結果的には悲恋ですが、でもお互いの未来のためにはそれが最適解であろうという切ない結末が多いです。
「花魁草」もまた似たような展開ですが、大きく異なる点は、お蝶と幸太郎がプラトニックな関係であること。
お蝶が自らの血筋を恐れて一線を越えないようにしていたからですが、なにより幸太郎が自分に向ける感情は恋愛ではないことを見抜いていたからだと思います。
そこにあるのは母を慕う気持ちに似た感情で、それも愛情に違いありませんが、男女の恋愛感情ではありません。
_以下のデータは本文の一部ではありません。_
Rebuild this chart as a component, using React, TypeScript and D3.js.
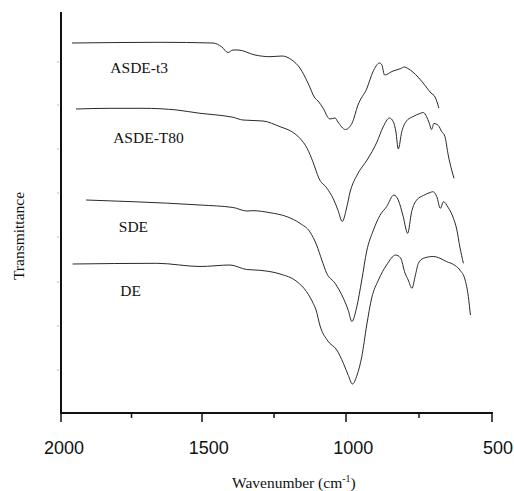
import React from 'react';
import * as d3 from 'd3';

// FTIR spectra (wavenumber cm-1, transmittance a.u.)
const asdeT3Wn = [1961, 1791, 1649, 1462, 1431, 1410, 1392, 1375, 1316, 1264, 1222, 1188, 1160, 1132, 1108, 1097, 1080, 1056, 1038, 1028, 1002, 979, 959, 928, 908, 885, 877, 868, 839, 812, 801, 788, 771, 736, 709, 695, 682];
const asdeT3T = [37.0, 37.05, 37.07, 37.0, 36.6, 36.05, 36.3, 36.3, 35.8, 35.63, 35.7, 35.3, 34.5, 33.0, 31.5, 31.2, 30.5, 29.4, 29.5, 29.1, 28.35, 29.0, 30.8, 32.5, 34.1, 35.0, 34.8, 33.8, 34.2, 34.45, 34.6, 34.45, 34.1, 33.0, 32.0, 31.6, 30.5];

const asdeT80Wn = [1947, 1826, 1709, 1589, 1507, 1448, 1392, 1358, 1288, 1229, 1188, 1160, 1135, 1115, 1094, 1066, 1045, 1028, 1013, 998, 986, 962, 928, 894, 873, 851, 838, 829, 821, 809, 793, 771, 747, 735, 724, 715, 707, 699, 684, 672, 661, 650, 638, 630];
const asdeT80T = [30.4, 30.47, 30.47, 30.3, 29.97, 29.8, 29.57, 29.3, 29.2, 28.63, 28.13, 27.47, 26.47, 25.13, 23.47, 22.47, 21.47, 20.3, 19.15, 20.5, 22.1, 23.8, 25.3, 27.1, 28.6, 29.5, 29.13, 28.1, 26.4, 28.13, 29.2, 29.63, 29.95, 30.05, 29.63, 29.0, 28.35, 28.95, 28.75, 28.13, 27.63, 25.8, 24.3, 23.47];

const sdeWn = [1911, 1745, 1507, 1392, 1344, 1323, 1264, 1205, 1160, 1125, 1102, 1084, 1067, 1038, 1009, 992, 980, 963, 946, 929, 906, 884, 861, 836, 821, 804, 789, 775, 758, 735, 712, 703, 689, 677, 666, 650, 632, 621, 610, 598];
const sdeT = [21.3, 21.13, 20.8, 20.55, 20.2, 20.23, 20.03, 19.63, 18.97, 18.1, 16.8, 15.3, 13.97, 12.97, 11.47, 10.25, 9.15, 10.63, 13.3, 16.2, 18.3, 19.75, 20.63, 21.8, 21.3, 19.63, 17.97, 20.15, 21.3, 21.75, 22.05, 22.13, 21.63, 20.47, 21.13, 20.55, 19.47, 18.4, 16.6, 14.97];

const deWn = [1959, 1660, 1507, 1403, 1345, 1299, 1229, 1170, 1137, 1114, 1104, 1090, 1063, 1032, 1009, 992, 978, 962, 946, 929, 912, 889, 861, 830, 813, 798, 787, 774, 763, 752, 735, 701, 678, 655, 632, 610, 592, 581, 574];
const deT = [14.9, 14.97, 14.65, 14.8, 14.35, 14.27, 13.9, 13.13, 12.13, 10.97, 10.3, 8.7, 7.2, 6.3, 4.97, 3.75, 2.9, 3.8, 5.63, 8.8, 11.5, 13.3, 14.8, 15.8, 15.5, 14.0, 13.3, 12.47, 13.7, 14.97, 15.47, 15.65, 15.47, 15.13, 14.85, 14.3, 13.3, 11.63, 9.8];

const seriesNames = ['ASDE-t3', 'ASDE-T80', 'SDE', 'DE'];
// label anchor: wavenumber and transmittance of text baseline start
const labelWn = [1825, 1815, 1795, 1790];
const labelT = [34.0, 27.0, 18.1, 11.7];

const majorTicks = [2000, 1500, 1000, 500];
const minorTicks = [1750, 1250, 750];
const yTickVals = [35.1, 30.8, 26.4, 22.0, 17.6, 13.1, 8.7, 4.3];

const W = 514;
const H = 491;

export default function App() {
  const x = d3.scaleLinear().domain([2000, 1500, 1000, 500]).range([61, 202, 346, 492]);
  const xLabel = d3.scaleLinear().domain([2000, 500]).range([64, 498]);
  const y = d3.scaleLinear().domain([0, 40]).range([413, 13]);

  const line = d3
    .line<[number, number]>()
    .x(d => x(d[0]))
    .y(d => y(d[1]))
    .curve(d3.curveMonotoneX);

  const series = [
    d3.zip(asdeT3Wn, asdeT3T),
    d3.zip(asdeT80Wn, asdeT80T),
    d3.zip(sdeWn, sdeT),
    d3.zip(deWn, deT),
  ] as [number, number][][];

  const serif = '"Liberation Serif", "Times New Roman", serif';
  const sans = '"Liberation Sans", Arial, sans-serif';
  const y0 = y(0);

  return (
    <svg width={W} height={H} style={{ position: 'absolute', left: 0, top: 0, background: '#fff' }}>
      {/* faint y ticks */}
      {yTickVals.map(v => (
        <line key={v} x1={57} x2={59} y1={y(v)} y2={y(v)} stroke="#bbb" strokeWidth={1} />
      ))}

      {/* spectra */}
      {series.map((s, i) => (
        <path key={i} d={line(s) || ''} fill="none" stroke="#2a2a2a" strokeWidth={1} />
      ))}

      {seriesNames.map((n, i) => (
        <text key={n} x={x(labelWn[i])} y={y(labelT[i])} fontFamily={serif} fontSize={15.5} fill="#111">
          {n}
        </text>
      ))}

      {/* axes */}
      <line x1={61} x2={61} y1={12} y2={y0 + 1} stroke="#111" strokeWidth={2} />
      <line x1={60} x2={x(500) + 1} y1={y0} y2={y0} stroke="#111" strokeWidth={2} />
      {majorTicks.map(t => (
        <line key={t} x1={x(t)} x2={x(t)} y1={y0} y2={y0 + 9} stroke="#111" strokeWidth={1.5} />
      ))}
      {minorTicks.map(t => (
        <line key={t} x1={x(t)} x2={x(t)} y1={y0} y2={y0 + 5} stroke="#111" strokeWidth={1.5} />
      ))}
      {majorTicks.map(t => (
        <text key={t} x={xLabel(t)} y={454} textAnchor="middle" fontFamily={sans} fontSize={18} fill="#111">
          {t}
        </text>
      ))}

      <text x={232} y={488} fontFamily={serif} fontSize={15.5} fill="#111">
        Wavenumber (cm<tspan dy={-6} fontSize={10}>-1</tspan><tspan dy={6}>)</tspan>
      </text>
      <text
        transform="translate(24,236) rotate(-90)"
        textAnchor="middle"
        fontFamily={serif}
        fontSize={15.5}
        fill="#111"
      >
        Transmittance
      </text>
    </svg>
  );
}
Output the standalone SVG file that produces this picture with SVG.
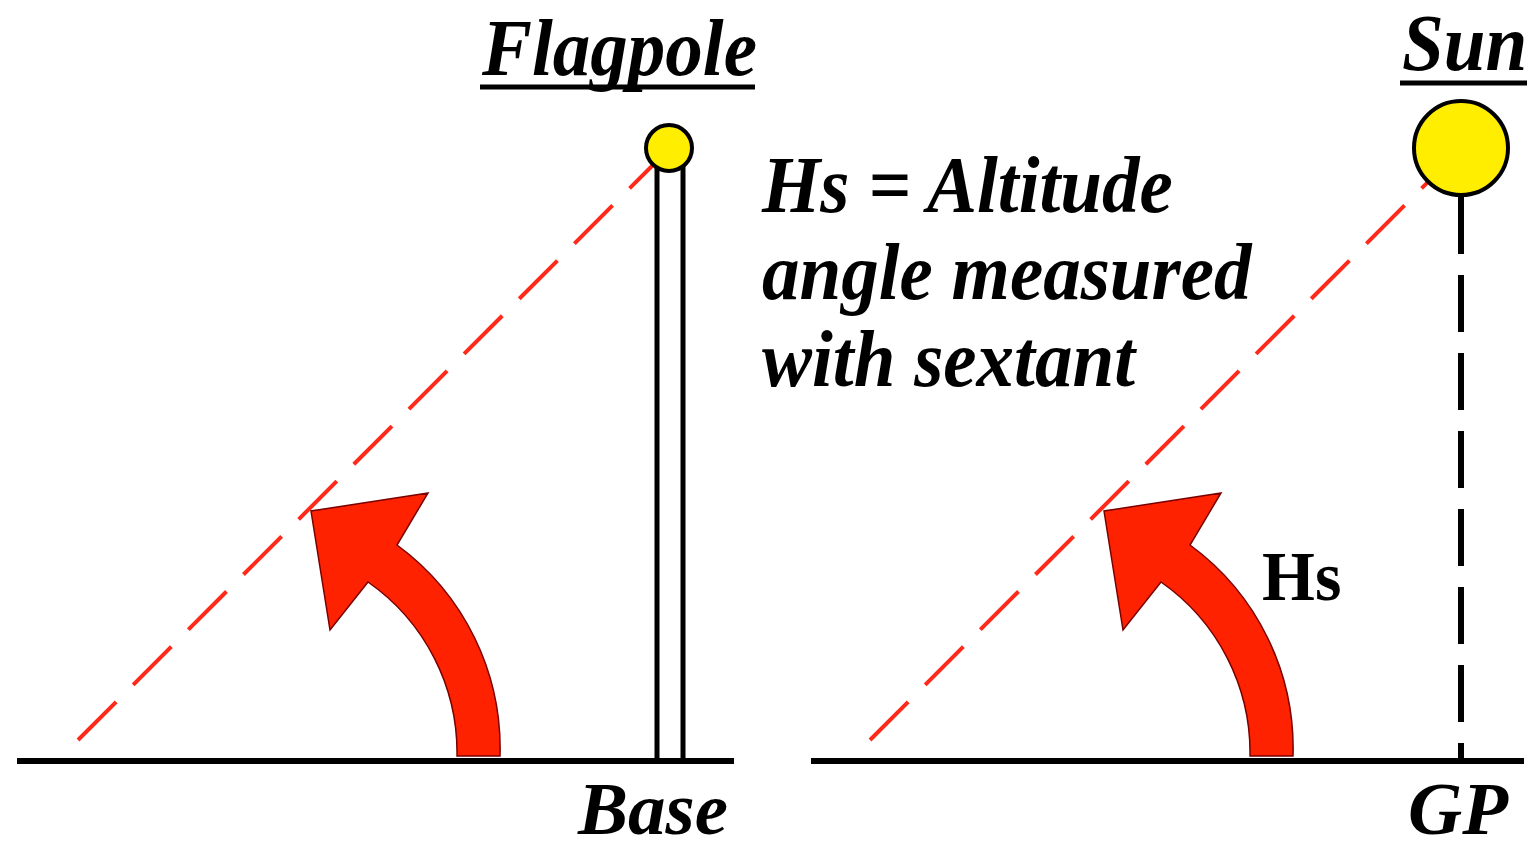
<svg xmlns="http://www.w3.org/2000/svg" width="1530" height="854" viewBox="0 0 1530 854">
<style>
.t{font-family:"Liberation Serif","Times New Roman",serif;font-weight:bold;font-style:italic;font-size:75px;fill:#000}
.hs{font-family:"Liberation Serif","Times New Roman",serif;font-weight:bold;font-size:68px;fill:#000}
.ground{stroke:#000;stroke-width:6;fill:none}
.pole{stroke:#000;stroke-width:5;fill:none}
.sight{stroke:#ff2a1a;stroke-width:4;fill:none;stroke-dasharray:54 24}
.gp{stroke:#000;stroke-width:6;fill:none;stroke-dasharray:57 21}
.ball{fill:#ffee00;stroke:#000;stroke-width:4}
.arrow{fill:#ff2200;stroke:#7a0000;stroke-width:1.5;stroke-linejoin:miter}
.ul{stroke:#000;stroke-width:5}
</style>
<defs>
<path id="arc" d="M 457 756 A 208 208 0 0 0 368 582 L 330 630 L 311 511 L 428 493 L 397 545 A 252 252 0 0 1 500 756 Z"/>
</defs>
<rect width="1530" height="854" fill="#fff"/>
<g id="connectors">
<line class="sight" x1="78" y1="740" x2="660" y2="158"/>
<line class="sight" x1="870" y1="740" x2="1440" y2="170"/>
<line class="gp" x1="1461" y1="197" x2="1461" y2="761"/>
</g>
<g id="flagpole">
<line class="ground" x1="17" y1="761" x2="734" y2="761"/>
<line class="pole" x1="657" y1="165" x2="657" y2="761"/>
<line class="pole" x1="683" y1="165" x2="683" y2="761"/>
<circle class="ball" cx="669" cy="148" r="23"/>
<use href="#arc" class="arrow"/>
<text class="t" transform="translate(482,75) scale(1,1.06)">Flagpole</text>
<line class="ul" x1="480" y1="87" x2="755" y2="87"/>
<text class="t" x="578" y="834" font-size="72">Base</text>
</g>
<g id="sun">
<line class="ground" x1="811" y1="761" x2="1524" y2="761"/>
<circle class="ball" cx="1461" cy="148" r="47"/>
<use href="#arc" class="arrow" transform="translate(793,0)"/>
<text class="hs" transform="translate(1262,600) scale(1,1.04)">Hs</text>
<text class="t" transform="translate(1402,70) scale(1,1.06)">Sun</text>
<line class="ul" x1="1400" y1="83" x2="1527" y2="83"/>
<text class="t" x="1408" y="834" font-size="72">GP</text>
</g>
<g id="caption">
<text class="t" transform="translate(762,212) scale(1,1.07)">Hs = Altitude</text>
<text class="t" transform="translate(762,299) scale(1,1.07)">angle measured</text>
<text class="t" transform="translate(762,386) scale(1,1.07)">with sextant</text>
</g>
</svg>
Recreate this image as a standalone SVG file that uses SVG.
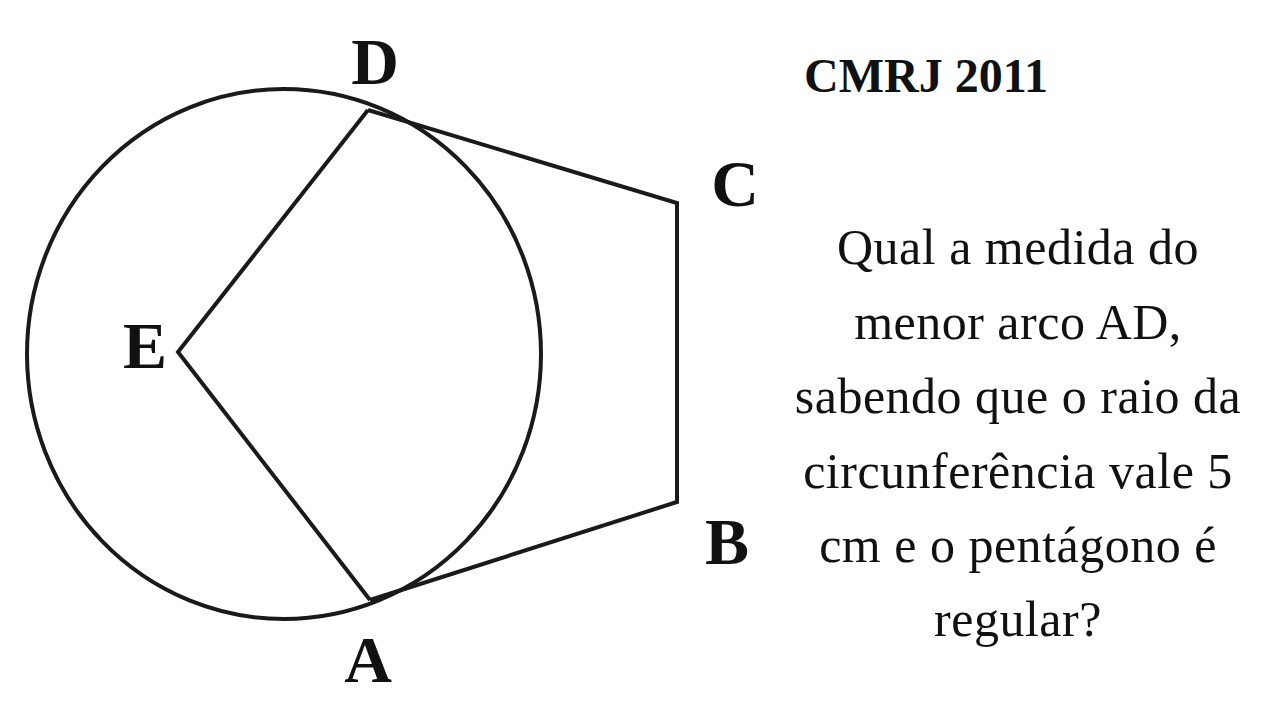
<svg xmlns="http://www.w3.org/2000/svg" width="1280" height="720" viewBox="0 0 1280 720">
<style>
.s{fill:none;stroke:#1a1a1a;stroke-width:4;stroke-linejoin:miter}
.l{font-family:"Liberation Serif",serif;font-weight:bold;font-size:66px;fill:#111;text-anchor:middle}
.q{font-family:"Liberation Serif",serif;font-size:50px;fill:#111;text-anchor:middle;letter-spacing:0.5px}
</style>
<rect width="1280" height="720" fill="#fff"/>
<g id="connectors">
<ellipse class="s" cx="284" cy="354" rx="257" ry="265"/>
<polyline class="s" points="368,110 677,203 677,502 370,600"/>
<polyline class="s" points="368,110 178,352 370,600"/>
</g>
<g id="D"><text class="l" x="375" y="84">D</text></g>
<g id="C"><text class="l" x="735" y="206">C</text></g>
<g id="B"><text class="l" x="727" y="564">B</text></g>
<g id="A"><text class="l" x="368" y="682">A</text></g>
<g id="E"><text class="l" x="145" y="368">E</text></g>
<g id="title"><text x="926" y="92" style="font-family:'Liberation Serif',serif;font-weight:bold;font-size:48px;fill:#111;text-anchor:middle">CMRJ 2011</text></g>
<g id="question">
<text class="q" x="1018" y="264">Qual a medida do</text>
<text class="q" x="1018" y="339">menor arco AD,</text>
<text class="q" x="1018" y="413">sabendo que o raio da</text>
<text class="q" x="1018" y="488">circunferência vale 5</text>
<text class="q" x="1018" y="562">cm e o pentágono é</text>
<text class="q" x="1018" y="636">regular?</text>
</g>
</svg>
一緒に震災を乗り越えて生き抜いてきた同志愛もあるでしょう。
幸太郎は恋愛経験が乏しそうなので、その辺の微妙な違いは分からないかもしれません。
好青年なのですが、純真すぎて知らないうちに人を傷つけるタイプではなかろうかと思います。
悪意がないのでこれまた悲劇です。
あるいは、仮にも役者ですから無意識を装いつつ年増女の恋心を利用したかも知れません。
私の意地の悪い深読みかも知れませんが。
お蝶の感情の機微が細かく描かれており、私がお蝶でも同じ選択をするだろうなと、つい感情移入してしまう演目なのでした。